One of the more interesting recent discussions our team had was about our ridiculously cute and resoundingly fierce children’s clothing company Rylee + Cru and the fact that its Memorial Day Sale sales were down almost 20% year-over-year. Because on its face, that seems like a bad fact. 

But context matters, and the context is that total sales year-to-date were up almost 30% year-over-year at the time and that traffic to the site for the sale was plus 25%. So what happened is that the brand had so much interest and the company had been so successful selling through the inventory it ordered at full price, that it didn’t have nearly as much inventory remaining in stock to feed the Memorial Day Sale.

Is this good or bad?

On the one hand, the company absolutely left money on the table this year because it’s clear that if it had ordered more inventory, it would have had higher sales. So, that’s bad.

Also, we heard from customers trying to order out of stock items that they were frustrated. That’s also bad. 

But scarcity is a spectacular driver of long-term value and it may be the case that next year, shoppers who missed out on items they wanted waiting for the sale will shop sooner and at full price. That’s good.

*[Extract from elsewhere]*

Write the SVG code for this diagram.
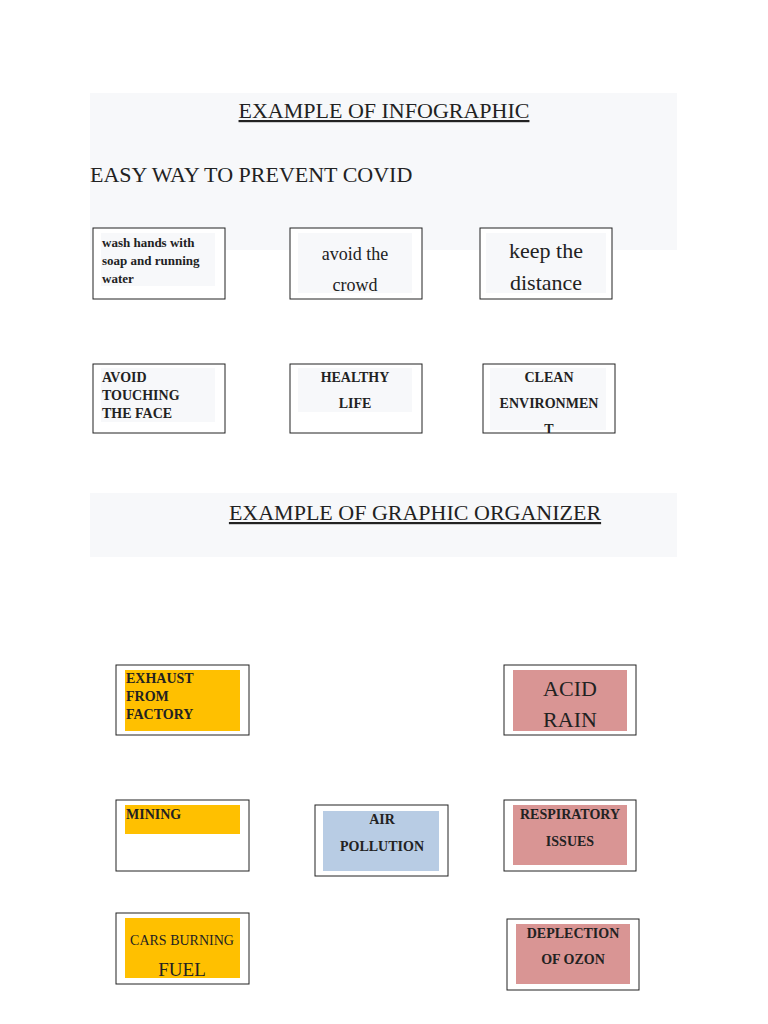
<svg xmlns="http://www.w3.org/2000/svg" width="768" height="1024" viewBox="0 0 768 1024">
<style>
text{font-family:"Liberation Serif","DejaVu Serif",serif;fill:#222}
.b{font-weight:bold}
.box{fill:#fff;stroke:#222;stroke-width:1}
.ti{font-size:22px;text-decoration:underline}
</style>
<rect width="768" height="1024" fill="#fff"/>
<rect x="90" y="93" width="587" height="157" fill="#f7f8fa"/>
<rect x="90" y="493" width="587" height="64" fill="#f7f8fa"/>
<text class="ti" x="384" y="118" text-anchor="middle">EXAMPLE OF INFOGRAPHIC</text>
<text x="90" y="182" font-size="22">EASY WAY TO PREVENT COVID</text>
<text class="ti" x="415" y="520" text-anchor="middle">EXAMPLE OF GRAPHIC ORGANIZER </text>
<g id="n1"><rect class="box" x="93" y="228" width="132" height="71"/><rect x="101" y="233" width="114" height="53" fill="#f7f8fa"/>
<text class="b" x="102" y="247" font-size="13">wash hands with</text><text class="b" x="102" y="265" font-size="13">soap and running</text><text class="b" x="102" y="283" font-size="13">water</text></g>
<g id="n2"><rect class="box" x="290" y="228" width="132" height="71"/><rect x="298" y="233" width="114" height="60" fill="#f7f8fa"/>
<text x="355" y="260" font-size="18" text-anchor="middle">avoid the</text><text x="355" y="291" font-size="18" text-anchor="middle">crowd</text></g>
<g id="n3"><rect class="box" x="480" y="228" width="132" height="71"/><rect x="486" y="233" width="120" height="60" fill="#f7f8fa"/>
<text x="546" y="258" font-size="22" text-anchor="middle">keep the</text><text x="546" y="290" font-size="22" text-anchor="middle">distance</text></g>
<g id="n4"><rect class="box" x="93" y="364" width="132" height="69"/><rect x="101" y="368" width="114" height="54" fill="#f7f8fa"/>
<text class="b" x="102" y="382" font-size="14">AVOID</text><text class="b" x="102" y="400" font-size="14">TOUCHING</text><text class="b" x="102" y="418" font-size="14">THE FACE</text></g>
<g id="n5"><rect class="box" x="290" y="364" width="132" height="69"/><rect x="298" y="368" width="114" height="44" fill="#f7f8fa"/>
<text class="b" x="355" y="382" font-size="14" text-anchor="middle">HEALTHY</text><text class="b" x="355" y="408" font-size="14" text-anchor="middle">LIFE</text></g>
<g id="n6"><rect class="box" x="483" y="364" width="132" height="69"/><rect x="490" y="368" width="116" height="62" fill="#f7f8fa"/>
<text class="b" x="549" y="382" font-size="14" text-anchor="middle">CLEAN</text><text class="b" x="549" y="408" font-size="14" text-anchor="middle">ENVIRONMEN</text>
<svg x="490" y="420" width="116" height="13"><text class="b" x="59" y="14" font-size="14" text-anchor="middle">T</text></svg></g>
<g id="n7"><rect class="box" x="116" y="665" width="133" height="70"/><rect x="125" y="670" width="115" height="61" fill="#ffc000"/>
<text class="b" x="126" y="683" font-size="14">EXHAUST</text><text class="b" x="126" y="701" font-size="14">FROM</text><text class="b" x="126" y="719" font-size="14">FACTORY</text></g>
<g id="n8"><rect class="box" x="116" y="800" width="133" height="71"/><rect x="125" y="805" width="115" height="29" fill="#ffc000"/>
<text class="b" x="126" y="819" font-size="14">MINING</text></g>
<g id="n9"><rect class="box" x="116" y="913" width="133" height="71"/><rect x="125" y="918" width="115" height="60" fill="#ffc000"/>
<text x="182" y="945" font-size="14" text-anchor="middle">CARS BURNING</text><text x="182" y="976" font-size="19" text-anchor="middle">FUEL</text></g>
<g id="n10"><rect class="box" x="315" y="805" width="133" height="71"/><rect x="323" y="811" width="116" height="60" fill="#b8cce4"/>
<text class="b" x="382" y="824" font-size="14" text-anchor="middle">AIR</text><text class="b" x="382" y="851" font-size="14" text-anchor="middle">POLLUTION</text></g>
<g id="n11"><rect class="box" x="504" y="665" width="132" height="70"/><rect x="513" y="670" width="114" height="61" fill="#d99594"/>
<text x="570" y="696" font-size="22" text-anchor="middle">ACID</text><text x="570" y="727" font-size="22" text-anchor="middle">RAIN</text></g>
<g id="n12"><rect class="box" x="504" y="800" width="132" height="71"/><rect x="513" y="805" width="114" height="60" fill="#d99594"/>
<text class="b" x="570" y="819" font-size="14" text-anchor="middle">RESPIRATORY</text><text class="b" x="570" y="846" font-size="14" text-anchor="middle">ISSUES</text></g>
<g id="n13"><rect class="box" x="507" y="919" width="132" height="71"/><rect x="516" y="924" width="114" height="60" fill="#d99594"/>
<text class="b" x="573" y="938" font-size="14" text-anchor="middle">DEPLECTION</text><text class="b" x="573" y="964" font-size="14" text-anchor="middle">OF OZON</text></g>
<g id="connectors"/>
</svg>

What’s also good is the working capital efficiency of not being left with a bunch of overstock at the end of the season that might need to be thrown away or marked down – tactics that can drive top and bottom line growth but be negative to cash flow and the brand

In other words, sometimes it’s better for a business to make things a little harder on its customers.

I am reminded here of Trader Joe’s and the fact that it does not offer online shopping or even curbside pick-up. Because if you want your shishito crisps and cacio e pepe puffs, you are going to need to go to the store and go inside. 

Why does Trader Joe’s do this despite definitely leaving money on the table?

I suspect because it’s highly efficient. Not only is it less expensive to a business to have the customer handle logistics than to do it for them, but it’s well known that shoppers on impulse are much more profitable than shoppers with a list (and TJ’s gives one a lot of chances to be impulsive). Further, if you’ve ever been to a Chipotle where they were sold out of guacamole if you stood in line, but could get it if you placed an order online from inside the store (because they fulfill the orders from two different food bars), then you know that it’s apparently difficult (and incredibly frustrating to the customer) to keep track of in-stock positions at a micro level and that that can really piss people off. If you don’t even let people order online, then this makes that a non-issue.

So what was interesting about our discussion about Rylee + Cru was talking through how we might think about ordering inventory in the future, calibrating and optimizing between these extremes. Because while I appreciate not wanting to leave money on the table, maybe also make it harder?